A small amount of data is provided in the ~/tutorial/data/Caravan-nc folder. This data is sufficient for running the tutorial example. For more comprehensive model runs, it is necessary to download the Caravan dataset locally.

Navigate to the Zenodo repository.
Download the NetCDF version of the dataset (e.g., Caravan-nc.tar.gz).

Note

Do not use the CSV version for standard training as it is significantly slower.
Unpack the tarball file into a local directory (e.g., ~/data/caravan/).

# Create the directory and unpack the data
mkdir -p ~/data/
tar -xvzf Caravan-nc.tar.gz -C ~/data/

MultiMet Data

The MultiMet forcing data extension is accessed directly from Google Cloud Storage during runtime. You do not need to download it; ensure your configuration file’s dynamics_data_dir argument points to: gs://caravan-multimet/v1.1

Training Configuration

To train a model, you must create or modify a YAML configuration file. An example is provided in the tutorial/ directory (training-config.yml).

Understanding the Dataset Splits

Training Set (5-basin set): Core portion used by the algorithm to identify patterns and learn relationships between inputs and streamflow.
Test Set (8-basin set): A final, independent portion never “seen” during training. In this example, it includes the 5 training basins plus 3 additional “ungauged” basins to test generalization.

Understanding Time Periods

Training Period: 01/01/2000 to 31/12/2020 (Historical learning).
Validation/Test Period: 01/01/2022 to 31/12/2024 (Objective performance estimation).

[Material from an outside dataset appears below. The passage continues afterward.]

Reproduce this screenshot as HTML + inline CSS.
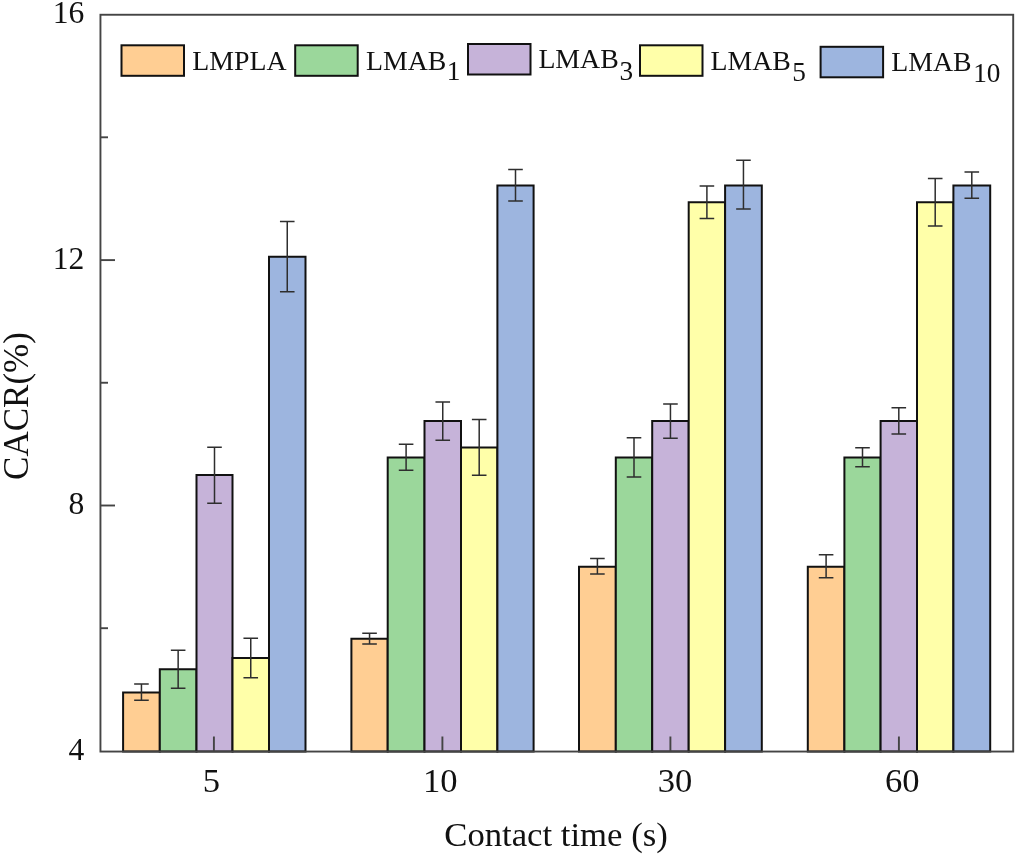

It is normal practice to keep the Validation and Test periods distinct to avoid information leakage, ensuring the model reflects performance on truly novel data. Please notice that this was not done for the toy example in the tutorial.

Local Path Requirements

Update these arguments in your configuration file (~/tutorial/configs/training-config.yml) to match your data source:

Argument	Description
run_dir	Directory where weights, logs, and config copies are saved (e.g., `~/tutorial/run/`).
train_basin_file	Path to plain text files containing lists of basin IDs.
targets_data_dir	Use the tutorial sample (`~/tutorial/data/Caravan-nc/`) OR the unpacked full dataset, wherever you put it.
statics_data_dir	Use the tutorial sample (`~/tutorial/data/Caravan-nc/`) OR the unpacked full dataset, wherever you put it.
dynamics_data_dir	Path to the forcing data. For MultiMet, use the cloud bucket: `gs://caravan-multimet/v1.1`.

Usage

Training a model

run train --config-file ~/tutorial/training-config.yml

Evaluation

To calculate performance metrics on the test set:

run evaluate --run-dir /path/to/your/model_run/

Inference

To generate predictions without skipping NaN observations:

run infer --run-dir /path/to/your/model_run/